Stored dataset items
--- START ---

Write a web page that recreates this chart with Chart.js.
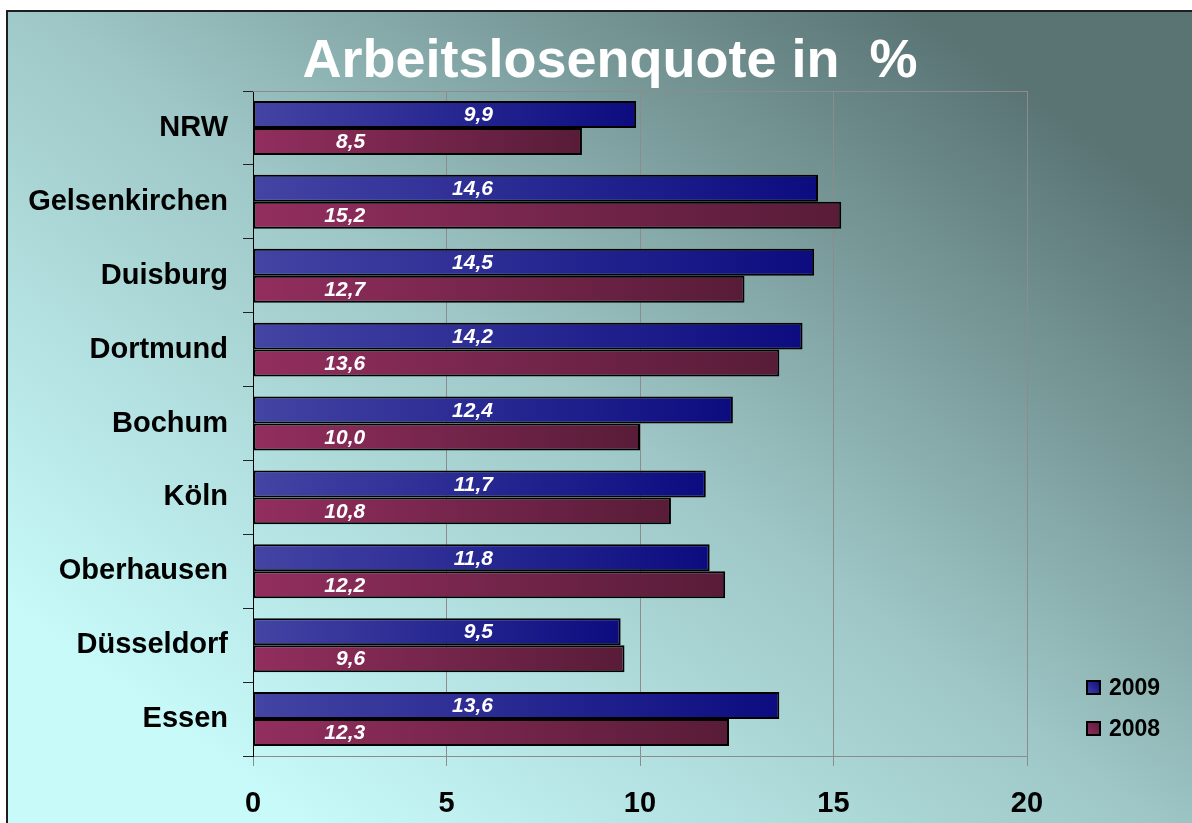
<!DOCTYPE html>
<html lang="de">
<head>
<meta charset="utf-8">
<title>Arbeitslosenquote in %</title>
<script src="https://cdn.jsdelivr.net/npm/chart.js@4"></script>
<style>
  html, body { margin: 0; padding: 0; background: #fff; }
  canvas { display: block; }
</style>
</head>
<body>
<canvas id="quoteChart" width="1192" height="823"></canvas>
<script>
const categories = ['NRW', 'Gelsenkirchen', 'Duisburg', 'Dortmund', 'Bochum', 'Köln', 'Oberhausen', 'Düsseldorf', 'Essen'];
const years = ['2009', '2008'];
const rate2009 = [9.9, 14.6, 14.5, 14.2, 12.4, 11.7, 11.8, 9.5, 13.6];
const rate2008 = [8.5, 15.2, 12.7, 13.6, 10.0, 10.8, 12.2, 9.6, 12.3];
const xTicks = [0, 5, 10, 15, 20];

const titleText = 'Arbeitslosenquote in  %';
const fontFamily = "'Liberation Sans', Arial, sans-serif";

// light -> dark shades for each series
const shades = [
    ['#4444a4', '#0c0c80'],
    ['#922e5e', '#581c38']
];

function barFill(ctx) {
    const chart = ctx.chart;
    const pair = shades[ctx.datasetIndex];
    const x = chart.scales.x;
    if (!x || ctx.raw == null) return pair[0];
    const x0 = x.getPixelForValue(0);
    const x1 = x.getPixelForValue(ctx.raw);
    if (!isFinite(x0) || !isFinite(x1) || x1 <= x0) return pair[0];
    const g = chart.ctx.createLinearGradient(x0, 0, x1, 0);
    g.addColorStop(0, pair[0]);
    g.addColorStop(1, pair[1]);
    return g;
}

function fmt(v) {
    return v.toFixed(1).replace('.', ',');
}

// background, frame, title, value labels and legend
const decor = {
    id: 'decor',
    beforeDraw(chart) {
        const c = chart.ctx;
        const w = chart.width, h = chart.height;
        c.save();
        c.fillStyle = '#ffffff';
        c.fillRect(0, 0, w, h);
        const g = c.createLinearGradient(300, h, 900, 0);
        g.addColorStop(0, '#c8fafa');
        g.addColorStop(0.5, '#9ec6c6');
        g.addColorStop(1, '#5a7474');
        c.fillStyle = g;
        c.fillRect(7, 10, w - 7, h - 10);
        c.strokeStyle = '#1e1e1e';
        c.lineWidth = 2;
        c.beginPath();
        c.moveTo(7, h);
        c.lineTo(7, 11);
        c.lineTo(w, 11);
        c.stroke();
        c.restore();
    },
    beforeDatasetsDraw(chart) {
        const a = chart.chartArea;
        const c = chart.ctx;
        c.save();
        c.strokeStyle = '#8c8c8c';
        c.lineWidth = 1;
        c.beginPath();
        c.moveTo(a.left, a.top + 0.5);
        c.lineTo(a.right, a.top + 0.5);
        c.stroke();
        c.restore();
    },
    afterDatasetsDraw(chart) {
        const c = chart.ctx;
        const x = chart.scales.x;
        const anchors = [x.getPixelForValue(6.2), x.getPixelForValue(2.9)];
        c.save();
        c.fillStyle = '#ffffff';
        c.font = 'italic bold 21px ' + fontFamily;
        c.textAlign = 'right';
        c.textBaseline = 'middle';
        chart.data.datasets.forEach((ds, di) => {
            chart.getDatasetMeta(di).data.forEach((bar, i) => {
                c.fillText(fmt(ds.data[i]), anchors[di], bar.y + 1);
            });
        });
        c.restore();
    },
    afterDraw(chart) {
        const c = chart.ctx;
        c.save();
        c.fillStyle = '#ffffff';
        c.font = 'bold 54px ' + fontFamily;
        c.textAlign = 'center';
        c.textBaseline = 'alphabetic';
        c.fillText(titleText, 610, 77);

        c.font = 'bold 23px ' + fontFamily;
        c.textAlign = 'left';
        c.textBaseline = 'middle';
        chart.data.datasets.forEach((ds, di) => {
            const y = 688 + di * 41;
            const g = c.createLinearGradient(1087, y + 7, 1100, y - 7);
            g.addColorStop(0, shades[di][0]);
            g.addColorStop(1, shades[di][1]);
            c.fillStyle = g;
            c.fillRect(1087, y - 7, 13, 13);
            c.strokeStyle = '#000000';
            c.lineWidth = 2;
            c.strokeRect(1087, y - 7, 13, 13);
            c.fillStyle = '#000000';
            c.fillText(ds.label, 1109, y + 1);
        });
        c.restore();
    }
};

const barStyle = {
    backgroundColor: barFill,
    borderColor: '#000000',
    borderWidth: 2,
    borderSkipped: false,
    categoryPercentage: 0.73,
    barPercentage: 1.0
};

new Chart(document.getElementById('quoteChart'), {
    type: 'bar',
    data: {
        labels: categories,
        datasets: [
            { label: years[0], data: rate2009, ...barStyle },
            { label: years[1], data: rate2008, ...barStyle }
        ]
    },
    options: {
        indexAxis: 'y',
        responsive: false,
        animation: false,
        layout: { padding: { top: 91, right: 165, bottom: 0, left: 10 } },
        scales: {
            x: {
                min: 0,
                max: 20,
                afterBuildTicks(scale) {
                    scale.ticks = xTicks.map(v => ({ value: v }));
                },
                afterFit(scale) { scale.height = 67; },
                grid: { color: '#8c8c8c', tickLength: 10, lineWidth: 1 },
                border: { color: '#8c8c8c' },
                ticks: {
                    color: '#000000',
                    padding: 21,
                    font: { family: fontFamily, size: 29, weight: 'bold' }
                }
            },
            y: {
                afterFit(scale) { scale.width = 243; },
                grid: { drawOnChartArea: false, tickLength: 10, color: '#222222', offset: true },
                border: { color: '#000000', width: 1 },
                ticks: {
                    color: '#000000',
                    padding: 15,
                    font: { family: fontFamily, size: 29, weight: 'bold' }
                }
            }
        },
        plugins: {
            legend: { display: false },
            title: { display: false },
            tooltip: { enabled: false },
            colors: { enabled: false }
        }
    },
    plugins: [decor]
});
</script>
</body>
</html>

--- END ---
--- START ---

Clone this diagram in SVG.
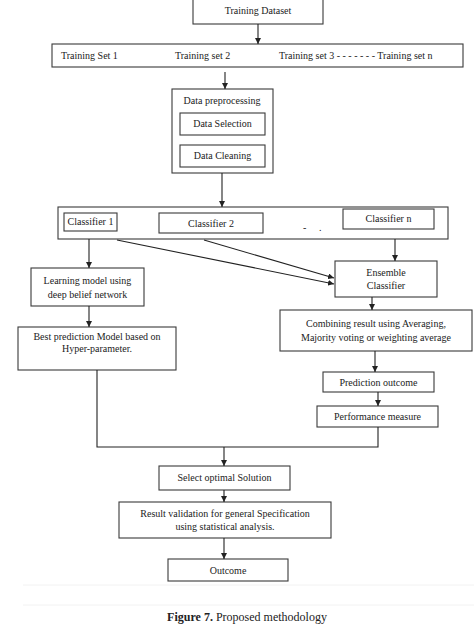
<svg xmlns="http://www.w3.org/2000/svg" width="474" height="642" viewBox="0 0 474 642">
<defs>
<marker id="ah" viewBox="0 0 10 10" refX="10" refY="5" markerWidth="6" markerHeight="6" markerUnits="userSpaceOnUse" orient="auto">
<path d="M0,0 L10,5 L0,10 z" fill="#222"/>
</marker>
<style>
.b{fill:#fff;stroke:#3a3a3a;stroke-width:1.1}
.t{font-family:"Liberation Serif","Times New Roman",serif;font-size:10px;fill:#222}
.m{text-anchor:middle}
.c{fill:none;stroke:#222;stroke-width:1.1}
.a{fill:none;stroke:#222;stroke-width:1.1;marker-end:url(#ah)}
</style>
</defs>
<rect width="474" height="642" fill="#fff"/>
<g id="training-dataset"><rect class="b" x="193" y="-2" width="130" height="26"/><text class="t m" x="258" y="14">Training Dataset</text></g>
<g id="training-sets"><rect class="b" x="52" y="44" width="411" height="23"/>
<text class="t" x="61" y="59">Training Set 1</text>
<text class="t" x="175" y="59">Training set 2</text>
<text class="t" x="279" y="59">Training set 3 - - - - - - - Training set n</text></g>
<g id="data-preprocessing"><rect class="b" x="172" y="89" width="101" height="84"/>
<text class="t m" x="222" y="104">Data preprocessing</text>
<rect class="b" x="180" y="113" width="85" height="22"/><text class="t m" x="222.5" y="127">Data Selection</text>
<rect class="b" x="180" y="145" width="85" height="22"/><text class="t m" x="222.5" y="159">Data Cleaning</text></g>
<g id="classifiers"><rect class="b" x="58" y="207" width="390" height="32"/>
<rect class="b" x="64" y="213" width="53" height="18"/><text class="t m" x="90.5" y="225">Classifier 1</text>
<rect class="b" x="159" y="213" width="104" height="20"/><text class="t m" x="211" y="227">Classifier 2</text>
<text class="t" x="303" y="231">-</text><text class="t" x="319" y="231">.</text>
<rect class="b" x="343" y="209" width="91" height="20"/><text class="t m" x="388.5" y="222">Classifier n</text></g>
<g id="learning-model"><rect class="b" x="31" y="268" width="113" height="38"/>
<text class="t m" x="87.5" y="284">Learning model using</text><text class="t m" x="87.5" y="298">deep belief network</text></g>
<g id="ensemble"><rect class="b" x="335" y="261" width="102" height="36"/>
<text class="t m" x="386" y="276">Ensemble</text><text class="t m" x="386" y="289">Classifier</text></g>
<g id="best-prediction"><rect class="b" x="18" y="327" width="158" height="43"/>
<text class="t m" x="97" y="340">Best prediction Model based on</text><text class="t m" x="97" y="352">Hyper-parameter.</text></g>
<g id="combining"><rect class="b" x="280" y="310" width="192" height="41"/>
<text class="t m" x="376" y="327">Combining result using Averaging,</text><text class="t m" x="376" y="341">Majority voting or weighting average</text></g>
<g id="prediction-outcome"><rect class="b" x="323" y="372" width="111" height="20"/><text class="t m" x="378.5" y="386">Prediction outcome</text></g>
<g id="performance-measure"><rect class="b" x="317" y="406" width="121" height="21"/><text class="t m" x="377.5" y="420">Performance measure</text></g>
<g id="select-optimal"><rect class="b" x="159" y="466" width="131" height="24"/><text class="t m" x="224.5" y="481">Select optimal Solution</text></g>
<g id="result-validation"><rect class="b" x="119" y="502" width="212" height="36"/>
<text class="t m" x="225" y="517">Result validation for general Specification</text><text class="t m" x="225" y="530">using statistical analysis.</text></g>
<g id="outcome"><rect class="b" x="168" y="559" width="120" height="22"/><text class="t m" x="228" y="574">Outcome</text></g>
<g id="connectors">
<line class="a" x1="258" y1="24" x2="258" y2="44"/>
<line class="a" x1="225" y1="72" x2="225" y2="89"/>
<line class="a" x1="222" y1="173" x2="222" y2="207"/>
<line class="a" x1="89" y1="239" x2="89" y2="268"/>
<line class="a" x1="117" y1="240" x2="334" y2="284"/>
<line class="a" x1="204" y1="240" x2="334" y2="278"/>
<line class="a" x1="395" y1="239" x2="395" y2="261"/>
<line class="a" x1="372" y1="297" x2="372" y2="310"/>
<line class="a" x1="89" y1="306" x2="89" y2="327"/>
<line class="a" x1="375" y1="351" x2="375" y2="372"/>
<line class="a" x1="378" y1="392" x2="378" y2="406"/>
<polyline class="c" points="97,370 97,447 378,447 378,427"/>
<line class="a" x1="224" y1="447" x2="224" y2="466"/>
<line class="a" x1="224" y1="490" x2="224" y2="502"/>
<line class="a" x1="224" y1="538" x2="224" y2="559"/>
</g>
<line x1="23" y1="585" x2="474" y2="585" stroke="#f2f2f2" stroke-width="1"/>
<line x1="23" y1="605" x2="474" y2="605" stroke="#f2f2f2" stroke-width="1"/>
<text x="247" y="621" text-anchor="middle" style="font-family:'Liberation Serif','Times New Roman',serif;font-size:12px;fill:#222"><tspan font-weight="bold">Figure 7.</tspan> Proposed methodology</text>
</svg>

--- END ---

**YOUR TASK**. Using the data above, copy each line that contains "this".

**ANSWER FOR THE TASK**.
Write a web page that recreates this chart with Chart.js.
Clone this diagram in SVG.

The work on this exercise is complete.